Back in 1950, Enrico Fermi posed the question now known as the Fermi Paradox: Given the countless galaxies, stars, and planets out there, the odds are that life exists elsewhere—so why haven’t we found it? The size of the universe is only one possible answer. Maybe humans have already encountered extraterrestrial (ET) life but didn’t recognize it. Maybe it doesn’t want to be found. Maybe it’s monitoring Earth without us knowing. Maybe it doesn’t find us interesting.

And there’s another reason: The search for advanced aliens is constrained by human assumptions, including the idea that advanced ET would be “alive.”

Scientists who engage in the search for extraterrestrial life look for what life on Earth needs—carbon and water—as well as for biosignatures: gasses and organic matter, such as methane, that living things exhale, excrete, or secrete. Searching for biosignatures is arduous for many reasons, and biosignatures don’t necessarily indicate the presence of life, as they could come from geological or other natural forces (for instance, a whiff of methane detected on Mars has tantalized scientists for years, but they have yet to reach a consensus).

The assumption that biological life on other planets would look or function like biological life on Earth is flawed and constrained by anthropocentrism. The same is true of assuming that advanced intelligent life on other planets would be biological just because humans are. Maybe we haven’t found aliens because advanced alien spaces have transcended biology altogether.

In the grand scheme, Earth is a relatively young planet. If we assume that biological life of some sort emerged on other planets, then we can also make some educated assumptions about how that life evolved—namely, that other species also invented technology, such as tools, transport vehicles, factories, and computers. Maybe those species invented artificial intelligence (AI) or virtual worlds. Advanced ET may have reached the “technological singularity,” the point at which AI exceeds human or biological intelligence. Maybe they experienced what many scientists believe is in store for Homo sapiens—the merging of biological beings and machines. Maybe they’ve become nanosats. Maybe they’re data or are part of a digital network that functions like a collective consciousness. In fact, the last variable of the Drake Equation—a framework for estimating the likelihood of advanced, intelligent species existing in the cosmos—posits that technologically advanced civilizations broadcast detectable signals for a finite amount of time, suggesting they eventually go extinct or become post-biological.

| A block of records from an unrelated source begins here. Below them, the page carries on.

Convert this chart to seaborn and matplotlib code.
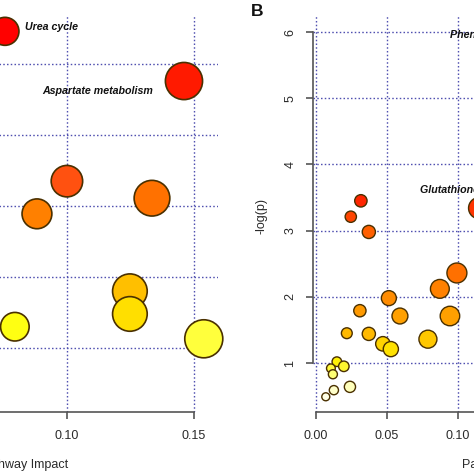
import numpy as np
import pandas as pd
import matplotlib
matplotlib.use("Agg")
import matplotlib.pyplot as plt
from matplotlib.colors import LinearSegmentedColormap
import seaborn as sns

# ---- Painel A (cortado) : impacto vs -log(p) ----
impact_a = [0.0756, 0.1461, 0.1000, 0.0882, 0.1335, 0.1248, 0.1248, 0.0795, 0.1539]
logp_a = [5.46, 4.76, 3.35, 2.89, 3.11, 1.80, 1.48, 1.30, 1.13]
labels_a = ["Urea cycle", "Aspartate metabolism"]
label_pos_a = [(0.0835, 5.52), (0.0902, 4.62)]

# ---- Painel B ----
impact_b = [0.0317, 0.0246, 0.0373, 0.1150, 0.0993, 0.0873, 0.0514, 0.0310,
            0.0592, 0.0944, 0.0218, 0.0373, 0.0472, 0.0528, 0.0789, 0.0148,
            0.0197, 0.0106, 0.0120, 0.0240, 0.0127, 0.0070]
logp_b = [3.45, 3.21, 2.98, 3.34, 2.36, 2.12, 1.98, 1.79,
          1.71, 1.71, 1.45, 1.44, 1.29, 1.21, 1.36, 1.02,
          0.95, 0.92, 0.83, 0.64, 0.59, 0.49]
labels_b = ["Glutathione metabolism", "Phenylalanine metabolism"]
label_pos_b = [(0.0735, 3.61), (0.0944, 5.95)]

df_a = pd.DataFrame({"impact": impact_a, "logp": logp_a})
df_b = pd.DataFrame({"impact": impact_b, "logp": logp_b})

sns.set_style("white")
plt.rcParams["font.family"] = ["Liberation Sans", "DejaVu Sans"]

heat_a = LinearSegmentedColormap.from_list("heat_a", [
    (0.0, "#FFFF40"), (0.045, "#FFFF10"), (0.086, "#FFDF00"), (0.159, "#FFBE00"),
    (0.407, "#FF8000"), (0.457, "#FF7000"), (0.511, "#FF5010"), (0.832, "#FF1A00"),
    (1.0, "#FF0000")])
heat_b = LinearSegmentedColormap.from_list("heat_b", [
    (0.0, "#FFFFF2"), (0.062, "#FFFFB8"), (0.125, "#FFFF70"), (0.187, "#FFF000"),
    (0.249, "#FFE000"), (0.328, "#FFB800"), (0.413, "#FFA000"), (0.502, "#FF8C00"),
    (0.626, "#FF7000"), (0.830, "#FF6000"), (0.905, "#FF4500"), (1.0, "#FF2000")])

grid_kw = dict(color="#5050B0", linestyle=(0, (1.1, 1.6)), linewidth=1.0)
axis_col = "#555555"
text_col = "#2a2a2a"

fig = plt.figure(figsize=(4.74, 4.74), dpi=100)

# painel A : posicionado parcialmente fora da figura
ax1 = fig.add_axes([-150 / 474, 62 / 474, 368 / 474, 397 / 474])
sns.scatterplot(data=df_a, x="impact", y="logp", hue="logp", size="impact",
                palette=heat_a, hue_norm=(1.1, 5.5),
                sizes=(406, 750), size_norm=(0.0756, 0.1539),
                edgecolor="#4a3000", linewidth=1.2, legend=False, ax=ax1, zorder=3)
for coll in ax1.collections:
    coll.set_clip_on(False)
ax1.set_xlim(0.01457, 0.1595)
ax1.set_ylim(0.099, 5.69)
ax1.set_xticks([0.05, 0.10, 0.15])
ax1.set_xticklabels(["0.05", "0.10", "0.15"])
ax1.set_yticks([1, 2, 3, 4, 5])
ax1.tick_params(axis="y", left=False, labelleft=False)
ax1.grid(True, **grid_kw)
ax1.set_axisbelow(True)
for s in ["top", "right", "left"]:
    ax1.spines[s].set_visible(False)
ax1.spines["bottom"].set_bounds(0.05, 0.15)
ax1.spines["bottom"].set_color(axis_col)
ax1.spines["bottom"].set_linewidth(1.2)
ax1.tick_params(axis="x", length=5, width=1.2, color=axis_col, pad=8,
                labelsize=9, labelcolor=text_col, bottom=True)
ax1.set_xlabel("")
ax1.set_ylabel("")
for txt, (tx, ty) in zip(labels_a, label_pos_a):
    ax1.text(tx, ty, txt, ha="left", va="center", fontsize=7.7,
             fontweight="bold", fontstyle="italic", color="#111111")

# painel B
ax2 = fig.add_axes([313 / 474, 62 / 474, 358 / 474, 397 / 474])
sns.scatterplot(data=df_b, x="impact", y="logp", hue="logp", size="impact",
                palette=heat_b, hue_norm=(0.45, 3.5),
                sizes=(33, 236), size_norm=(0.007, 0.115),
                edgecolor="#4a3000", linewidth=1.0, legend=False, ax=ax2, zorder=3)
ax2.set_xlim(-0.002, 0.25)
ax2.set_ylim(0.26, 6.257)
ax2.set_xticks([0.0, 0.05, 0.10, 0.15, 0.20])
ax2.set_xticklabels(["0.00", "0.05", "0.10", "0.15", "0.20"])
ax2.set_yticks([1, 2, 3, 4, 5, 6])
ax2.grid(True, **grid_kw)
ax2.set_axisbelow(True)
for s in ["top", "right"]:
    ax2.spines[s].set_visible(False)
ax2.spines["left"].set_bounds(1, 6)
ax2.spines["bottom"].set_bounds(0.0, 0.20)
for s in ["left", "bottom"]:
    ax2.spines[s].set_color(axis_col)
    ax2.spines[s].set_linewidth(1.2)
ax2.tick_params(axis="x", length=5, width=1.2, color=axis_col, pad=8,
                labelsize=9, labelcolor=text_col, bottom=True)
ax2.tick_params(axis="y", length=5, width=1.2, color=axis_col, pad=7,
                labelsize=9, labelcolor=text_col, left=True, labelrotation=90)
for lab in ax2.get_yticklabels():
    lab.set_va("center")
ax2.set_xlabel("")
ax2.set_ylabel("")
for txt, (tx, ty) in zip(labels_b, label_pos_b):
    ax2.text(tx, ty, txt, ha="left", va="center", fontsize=7.7,
             fontweight="bold", fontstyle="italic", color="#111111")

# titulos de eixo e letra do painel
fig.text(68 / 474, 1 - 465 / 474, "Pathway Impact", ha="right", va="center",
         fontsize=9, color=text_col)
fig.text(462 / 474, 1 - 465 / 474, "Pathway Impact", ha="left", va="center",
         fontsize=9, color=text_col)
fig.text(262 / 474, 1 - 216 / 474, "-log(p)", ha="center", va="center",
         rotation=90, fontsize=9, color=text_col)
fig.text(251 / 474, 1 - 16 / 474, "B", ha="left", va="baseline",
         fontsize=12.5, fontweight="bold", color="#111111")

fig.savefig("out.png", dpi=100)
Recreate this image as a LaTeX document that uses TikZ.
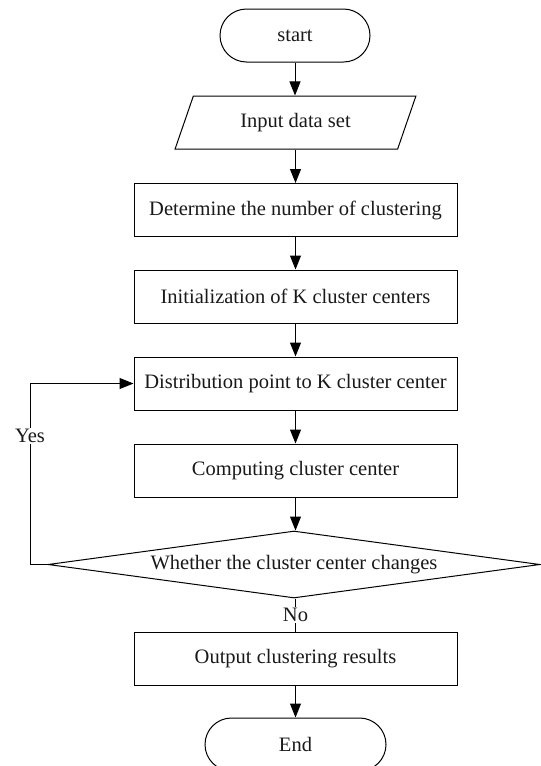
\documentclass[tikz,border=0pt]{standalone}
\usepackage{fontspec}
\setmainfont{Liberation Serif}
\usetikzlibrary{shapes.geometric,arrows.meta}
\begin{document}
\begin{tikzpicture}[x=1pt,y=-1pt,
  every node/.style={font=\fontsize{20.5}{23}\selectfont, text=black!90},
  proc/.style={draw, line width=1pt, rectangle, minimum width=323pt, minimum height=53pt, inner sep=0pt},
  term/.style={draw, line width=1pt, rectangle, rounded corners=26.5pt, minimum height=53pt, inner sep=0pt},
  io/.style={draw, line width=1pt, trapezium, trapezium left angle=62, trapezium right angle=118, trapezium stretches=true, minimum width=241pt, minimum height=53pt, inner sep=0pt},
  dec/.style={draw, line width=1pt, diamond, shape aspect=7.3, minimum width=492pt, minimum height=67pt, inner sep=0pt},
  arr/.style={line width=1pt, -{Triangle[length=14pt,width=11pt]}},
  lbl/.style={fill=white, inner sep=1pt}]
\useasboundingbox (0,0) rectangle (541,766);
\node[term, minimum width=150pt] (start) at (295,35.5) {start};
\node[io] (input) at (295.5,122.5) {Input data set};
\node[proc] (det) at (295.5,210) {Determine the number of clustering};
\node[proc] (init) at (295.5,296.5) {Initialization of K cluster centers};
\node[proc] (dist) at (295.5,383.5) {Distribution point to K cluster center};
\node[proc] (comp) at (295.5,470.5) {Computing cluster center};
\node[dec] (chg) at (294,564.5) {Whether the cluster center changes};
\node[proc] (out) at (295.5,658.5) {Output clustering results};
\node[term, minimum width=181pt] (end) at (295.5,744.5) {End};
\coordinate (lp) at (30,564.5);
\draw[arr] (start.south) -- (start.south |- input.north);
\draw[arr] (input.south) -- (input.south |- det.north);
\draw[arr] (det) -- (init);
\draw[arr] (init) -- (dist);
\draw[arr] (dist) -- (comp);
\draw[arr] (comp.south) -- (comp.south |- chg.north);
\draw[line width=1pt] (chg.south -| out.north) -- node[lbl]{No} (out.north);
\draw[arr] (out) -- (end);
\draw[arr] (chg.west) -- (lp) -- node[lbl, pos=0.71]{Yes} (lp |- dist.west) -- (dist.west);
\end{tikzpicture}
\end{document}
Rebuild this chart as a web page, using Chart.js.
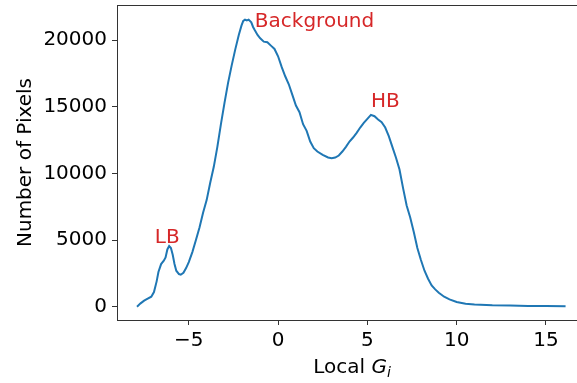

The idea that ET intelligence might exist as “super” AI has been proposed by scientists like Susan Schneider, founding director of the Center for the Future Mind; SETI senior astronomer Seth Shostak; and others. In an op-ed for The Guardian, Shostak posits that aliens intelligent enough to seek out Earth “will probably have gone beyond biological smarts and, indeed, beyond biology itself.” Caleb Scharf, director of Columbia’s Astrobiology Program, argues that “Just as someone living on the steppe in 12th-century Mongolia would find a self-driving car both magical and meaningless, we might be quite incapable of registering or interpreting the presence of billion-year-old machine savants.”

The potential of AI to become super AI and vastly eclipse the limits of human intelligence has long concerned scientists like Nick Bostrom and entrepreneurs like Elon Musk, and so the possible existence of super AI aliens raises important considerations about the risks of searching for—and finding—them. It also provokes questions about the potential dangers of them finding us. Dark Forest Theory teases out these threats, suggesting that the universe is akin to a dark forest full of predators and prey and that stealth is the best, and perhaps only, survival strategy.